New Delhi, Aug. 7: Janata Party leader Subramanian Swamy today accused the government of adopting double standards on the issue of auctioning scarce natural resources.

He accused the government of, on the one hand, taking a policy decision to auction all resources in the future and, on the other, of contesting the “auction was a must” rule laid down in the 2G judgment.

Narrating the sequence of events, Swamy contended that the Centre had constituted a very high-level administrative committee “well before the 2012 (2G) judgment of this court”, comprising 12 secretaries, and sought a considered opinion on this very policy issue. It was headed by former finance secretary, Ashok Chawla.

This report, unanimously recommending that auction was the only viable and transparent method for the government to alienate major natural resources for commercial sale, was submitted to the government in May 2011, he said in his written submissions to a five-judge bench headed by S.H. Kapadia, which is hearing the presidential reference.

Then an empowered group of ministers headed by the finance minister, a group authorised to take decisions on behalf of the full cabinet, accepted the report on October 14, 2011, he claimed.

“The AG ought to have placed the report and the minutes of the EGoM proceedings…. It is surprising that he did not do so. That he did not means that he has come before this court with unclean hands, because the Union of India has already accepted that which is an inevitable consequence of the (2G) judgment.”

The government, Swamy contended, should not have unnecessarily sent in this reference on the same points after having got the answers from the high-power committee.

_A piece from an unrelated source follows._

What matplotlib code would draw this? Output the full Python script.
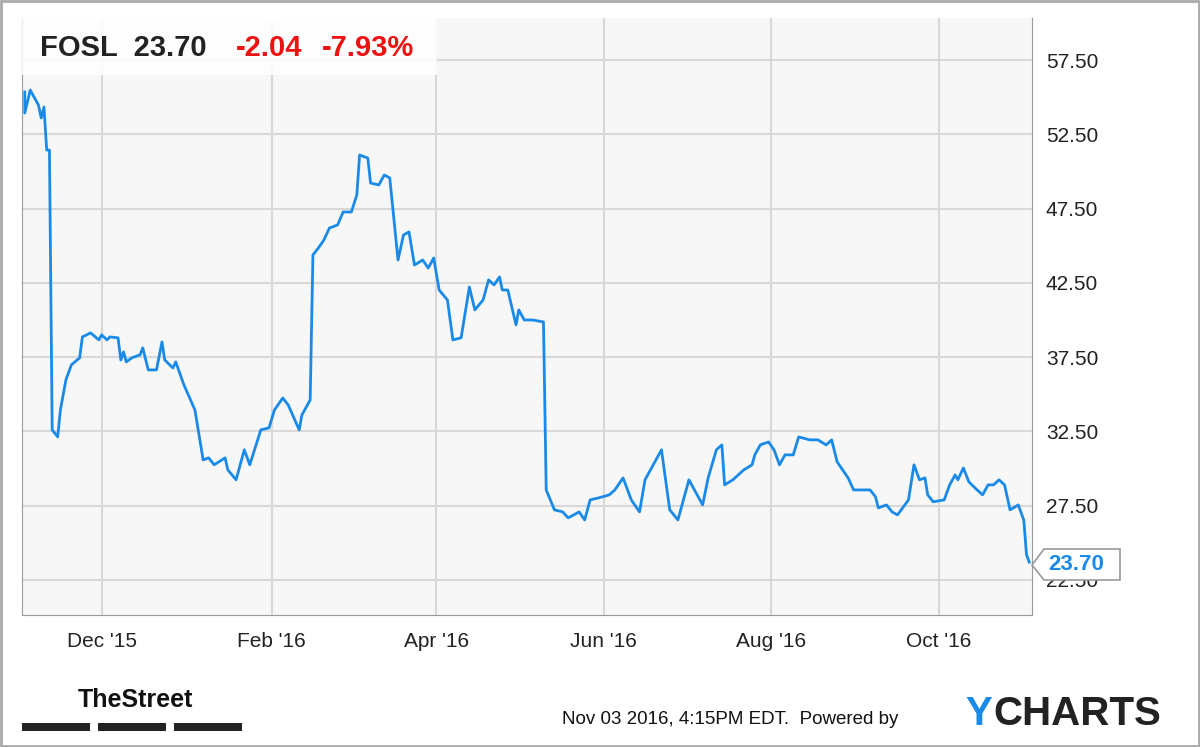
import matplotlib
matplotlib.use("Agg")
import matplotlib.pyplot as plt
import datetime as dt
from matplotlib.patches import Rectangle, Polygon

plt.rcParams['font.family'] = ['Liberation Sans', 'DejaVu Sans']

start = dt.date(2015, 11, 3)
day_offsets = [0,0.5,2,5,6,7,8,9,10,12,13,15,17,20,21,24,27,28,30,31,34,35,36,37,39,42,43,45,48,50,51,54,55,58,62,65,67,69,73,74,77,80,82,86,89,91,94,96,100,101,104,105,107,109,111,114,116,119,121,122,125,126,129,131,133,136,138,140,142,145,147,149,151,154,156,159,162,164,167,169,171,173,174,176,179,180,182,185,189,190,193,196,198,202,204,206,209,213,215,218,221,224,226,229,232,233,235,238,240,242,246,247,249,252,254,255,258,262,265,266,268,271,273,275,277,280,282,286,289,292,294,296,300,302,308,310,311,314,316,318,322,324,326,328,329,331,335,337,339,340,342,344,347,349,351,353,355,357,359,362,364,365,366]
prices = [55.35,53.93,55.48,54.47,53.6,54.34,51.44,51.44,32.6,32.13,33.95,35.97,36.98,37.45,38.86,39.13,38.66,39.0,38.66,38.86,38.8,37.31,37.85,37.18,37.45,37.65,38.12,36.64,36.64,38.52,37.31,36.77,37.18,35.63,33.95,30.58,30.72,30.25,30.72,29.91,29.24,31.26,30.25,32.6,32.74,33.95,34.75,34.28,32.6,33.61,34.62,44.38,44.85,45.39,46.19,46.4,47.27,47.27,48.42,51.11,50.9,49.22,49.09,49.76,49.56,44.04,45.72,45.93,43.7,44.04,43.5,44.17,42.02,41.35,38.66,38.8,42.22,40.68,41.35,42.7,42.36,42.9,42.02,42.02,39.67,40.68,40.0,40.0,39.87,28.56,27.22,27.08,26.68,27.08,26.54,27.89,28.02,28.23,28.56,29.37,27.89,27.08,29.24,30.25,31.26,29.91,27.22,26.54,27.89,29.24,27.89,27.55,29.37,31.26,31.59,28.9,29.24,29.91,30.25,30.92,31.59,31.79,31.26,30.25,30.92,30.92,32.13,31.93,31.93,31.59,31.93,30.45,29.37,28.56,28.56,28.09,27.35,27.55,27.08,26.88,27.89,30.25,29.24,29.37,28.23,27.76,27.89,28.9,29.57,29.24,30.04,29.1,28.56,28.23,28.9,28.9,29.24,28.9,27.22,27.55,26.54,24.2,23.70]
yticks = [22.5, 27.5, 32.5, 37.5, 42.5, 47.5, 52.5, 57.5]
month_ticks = ["2015-12-01", "2016-02-01", "2016-04-01", "2016-06-01", "2016-08-01", "2016-10-01"]
month_labels = ["Dec '15", "Feb '16", "Apr '16", "Jun '16", "Aug '16", "Oct '16"]

dates = [start + dt.timedelta(days=d) for d in day_offsets]
blue = "#1a8ae8"

fig = plt.figure(figsize=(12, 7.47), dpi=100)
fig.patches.append(Rectangle((0.001, 0.001), 0.998, 0.998, transform=fig.transFigure,
                             fill=False, edgecolor="#aaaaaa", lw=2))
ax = fig.add_axes([22/1200, 1-615/747, 1010/1200, 597/747])
ax.set_facecolor("#f7f7f7")
ax.plot(dates, prices, color=blue, lw=2)
ax.set_xlim(dt.date(2015, 11, 2), dt.date(2016, 11, 4))
ax.set_ylim(20.14, 60.33)
ax.set_yticks(yticks)
ax.set_yticklabels([f"{v:.2f}" for v in yticks])
ax.yaxis.tick_right()
ax.set_xticks([dt.datetime.strptime(s, "%Y-%m-%d") for s in month_ticks])
ax.set_xticklabels(month_labels)
ax.tick_params(length=0, labelsize=15, colors="#222222", pad=12)
ax.tick_params(axis="y", pad=10)
ax.grid(True, color="#d8d8d8", lw=1.5)
for s in ["top", "right", "left", "bottom"]:
    ax.spines[s].set_color("#999999")
ax.spines["top"].set_visible(False)

# header
hdr = Rectangle((22/1200, 1-75/747), 415/1200, 57/747, transform=fig.transFigure,
                facecolor="white", alpha=0.85, edgecolor="none", zorder=5)
hdr.set_clip_on(False)
ax.add_artist(hdr)
fig.text(40/1200, 1-48/747, "FOSL  23.70", fontsize=21, fontweight="bold", color="#222222", va="center")
fig.text(236/1200, 1-48/747, "-2.04", fontsize=21, fontweight="bold", color="#ee1111", va="center")
fig.text(322/1200, 1-48/747, "-7.93%", fontsize=21, fontweight="bold", color="#ee1111", va="center")

# last value label (drawn over the tick label)
box = Polygon([[1032/1200, 1-565/747], [1044/1200, 1-549/747], [1120/1200, 1-549/747],
               [1120/1200, 1-580/747], [1044/1200, 1-580/747]], closed=True,
              transform=fig.transFigure, facecolor="white", edgecolor="#999999", lw=1.2, zorder=10)
box.set_clip_on(False)
ax.add_artist(box)
ax.text(1048/1200, 1-565/747, "23.70", transform=fig.transFigure, fontsize=16, fontweight="bold",
        color=blue, va="center", zorder=11, clip_on=False)

# footer
fig.text(78/1200, 1-700/747, "TheStreet", fontsize=18, fontweight="bold", color="#111111", va="center")
for x0 in [22, 98, 174]:
    fig.patches.append(Rectangle((x0/1200, 1-731/747), 68/1200, 8/747, transform=fig.transFigure,
                                 facecolor="#222222", edgecolor="none"))
fig.text(562/1200, 1-719/747, "Nov 03 2016, 4:15PM EDT.  Powered by", fontsize=13.5, color="#111111",
         va="center")
fig.text(965/1200, 1-714/747, "Y", fontsize=29, fontweight="bold", color=blue, va="center")
fig.text(993/1200, 1-714/747, "CHARTS", fontsize=29, fontweight="bold", color="#222222", va="center")

fig.savefig("out.png", dpi=100)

Swamy urged the top court to return the presidential reference without examining the issues raised in it. The government has raised the issue of whether courts had the power to lay down policy prescriptions for the government in view of the separation of powers between different wings of governance enshrined in the Constitution.

Not only can the courts set aside any mala fide or illegal policy decision, they can also direct the government that the only policy for disposal of its natural resources for commercial exploitation that meets the constitutional principle of transparency and Article 14 was auction, he argued.

He also claimed that any opinion expressed by the constitution bench even obliquely on the 2G judgment would have severe collateral damage on the ongoing trial in the special court trying the 2G spectrum scam cases.

He drew the court’s attention to the fact that the government had failed so far to implement the February 2 2G judgment for one reason or another.

“None of the licences have been cancelled formally as yet. The government is merely seeking adjournments. Two have already been granted. One more extension of time is slated for end of August. Therefore, any opinion expressed by (the court) will likely delay further the implementation of directions and would also lead to delays in the trial court proceedings.”

He cited the example of the Ayodhya reference, which the top court had refused to answer on the ground that the government, through the President, was outsourcing its responsibility to the court and that the court apprehended that its opinion was intended “to create a public climate for negotiations”.

This court then held that giving any opinion on Ayodhya would compromise its credibility, Swamy pointed out.

In this case too, Swamy argued, if the court was convinced there was a shadow of doubt that this reference was an outsourcing of executive duty as in the Ayodhya matter, or an outcome of a hidden agenda about matters that have become final, the reference must be returned without tendering an opinion.